A reinforcing member 24 is positioned on the upstream side of blade 14 sandwiching the blade against arm 12, the blade 14 and member 24 joined to arm 12 by rivets 26. The reinforcing member 24 extends radially substantially along the entire radial extent of blade 14 and, outwardly of arm 12, is preferably joined to the blade by tabs 27 as disclosed in U.S. Pat. No. 3,799,697. The reinforcing member 24 extends transversely to a trailing edge 28 behind the blade leading portion 16. Reinforcing member 24 is in contact with the blade leading portion 16 along the coextensive portions thereof. Behind the blade leading portion 16, reinforcing member 24 is curved upstream, separating and spaced from blade 14 at a gap 22 behind the blade leading portion 16.
In the illustrated preferred embodiment of FIG. 1, as also disclosed in U.S. Pat. No. 3,799,697, the reinforcing member 24 trailing edge 28 lies at an acute angle, i.e. 7°, to a radial line (not shown) extending along the forward rivets 26 securing member 24 and blade 14 to arm 12. The leading edge 30 of member 24, the line (not shown) along which the reinforcing member 24 separates from blade 14, the axis of curvature of member 24 and the axis of curvature of blade 14 are parallel to the trailing edge 28 of member 24. The trailing edge 18 of blade 14 extends at an angle of 5° to the said radial line.

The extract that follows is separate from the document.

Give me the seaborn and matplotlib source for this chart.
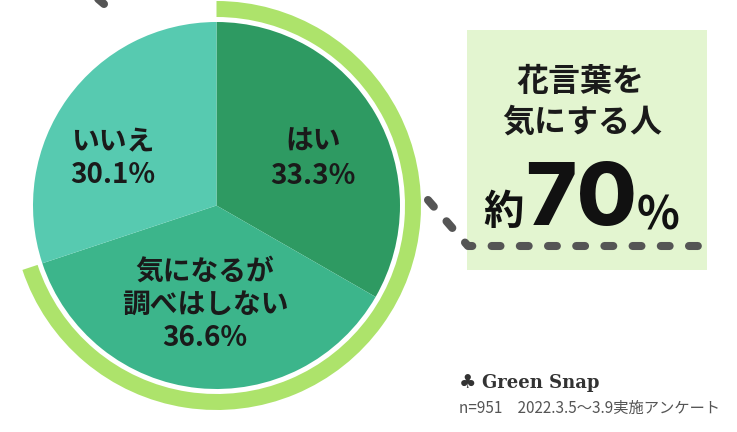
import matplotlib
matplotlib.use("Agg")
import matplotlib.pyplot as plt
import seaborn as sns
from matplotlib.patches import Rectangle

# ---- data ----
categories = ["はい", "気になるが\n調べはしない", "いいえ"]
shares = [33.3, 36.6, 30.1]
share_labels = ["33.3%", "36.6%", "30.1%"]
highlight_total = shares[0] + shares[1]          # ≈ 70%
headline_lines = ["花言葉を", "気にする人"]
headline_prefix = "約"
headline_value = "70"
headline_unit = "%"
brand = "Green Snap"
footnote = "n=951　2022.3.5〜3.9実施アンケート"

sns.set_theme(style="white")
plt.rcParams['font.family'] = ['Noto Sans CJK JP', 'DejaVu Sans']

W, H = 737, 432
fig = plt.figure(figsize=(W / 100, H / 100), dpi=100)
ax = fig.add_axes([0, 0, 1, 1])

pie_colors = ["#2E9A62", "#3CB58B", "#57CAB0"]
ring_color = "#ADE36B"
cx, cy, R = 216.5, H - 205.5, 183.5

# main pie
ax.pie(shares, colors=pie_colors, startangle=90, counterclock=False,
       center=(cx, cy), radius=R, wedgeprops=dict(linewidth=0))
# highlight ring around the "はい" + "気になるが" part
ax.pie([highlight_total, 100 - highlight_total], colors=[ring_color, "none"],
       startangle=90, counterclock=False, center=(cx, cy), radius=R + 21,
       wedgeprops=dict(width=16, linewidth=0))

ax.set_xlim(0, W)
ax.set_ylim(0, H)
ax.set_aspect('auto')
ax.axis('off')

# labels in wedges (pixel offsets from figure top)
label_pos = [(313, [142, 176]), (205, [272, 305, 338]), (113, [142, 175])]
for (x, ys), cat, pct in zip(label_pos, categories, share_labels):
    lines = cat.split("\n") + [pct]
    for y, t in zip(ys, lines):
        ax.text(x, H - y, t, ha="center", va="center", fontsize=20,
                fontweight="bold", color="#1a1a1a")

# callout box
ax.add_patch(Rectangle((467, H - 270), 240, 240, facecolor="#E3F5D0",
                       edgecolor="none", zorder=1))
ax.text(581, H - 82, headline_lines[0], ha="center", va="center",
        fontsize=23, fontweight="bold", color="#1a1a1a", zorder=3)
ax.text(582, H - 123, headline_lines[1], ha="center", va="center",
        fontsize=23, fontweight="bold", color="#1a1a1a", zorder=3)
ax.text(503, H - 213, headline_prefix, ha="center", va="center",
        fontsize=29, fontweight="bold", color="#111111", zorder=3)
ax.text(581, H - 203, headline_value, ha="center", va="center",
        fontsize=63, fontweight="heavy", color="#111111", zorder=3,
        family=['Inter', 'DejaVu Sans'])
ax.text(658, H - 216, headline_unit, ha="center", va="center",
        fontsize=32, fontweight="bold", color="#111111", zorder=3)

# dashed leader line
ax.plot([428, 468, 702], [H - 200, H - 246, H - 246], color="#555555",
        linewidth=5.8, linestyle=(0, (1.1, 2.4)), dash_capstyle="round",
        solid_capstyle="round", zorder=4)
ax.plot([97, 104], [H + 2, H - 4], color="#555555", linewidth=5.8,
        solid_capstyle="round", zorder=4)

# footer
ax.text(459, H - 383, "♣", ha="left", va="center", fontsize=14,
        color="#333333", family=['DejaVu Sans'])
ax.text(482, H - 383, brand, ha="left", va="center", fontsize=13,
        fontweight="bold", color="#333333", family=['DejaVu Serif'])
ax.text(459, H - 408, footnote, ha="left", va="center", fontsize=11,
        color="#555555")

fig.savefig("out.png", dpi=100)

Between the blade leading portion 16 and the reinforcing member trailing edge 28, the blade 14 is bent upstream along a line 20 parallel to the trailing edge 28 continuously contacting, with the fan stationary, the reinforcing member 24 along the coextensive portions thereof at a second position 32 behind arm 12, blade leading portion 16 and gap 22. The blade 14 curves downstream behind the second position 32. As best shown in FIG. 3, the angle to which the blade is bent along line 20 relative to the curvature of reinforcing member 24, results in downstream biasing of the blade, when assembled, by the reinforcing member 24 at the second position 32.
In operation, as the fan is rotated, especially at engine idle speed, the second contact position, in effect, shortens the length of the flexible portion of the blade 14. Together with the biasing force applied to the blade, the shortened free length of the blade makes it possible to increase the natural frequency of the blade, e.g., to about 48-50 Hz., relative to the natural frequency of a similar blade, e.g., 40-42 Hz., not incorporating the foregoing features. Raising the natural frequency of the blade to 48+ Hz. minimizes resonance resulting from the engine which typically has an input frequency below 48 Hz. The minimization of idle resonance enhances the fan durability without the use of shims and the like which undesirably add weight to fans.
Other embodiments of this invention will occur to those skilled in the art which are within the scope of the following claims.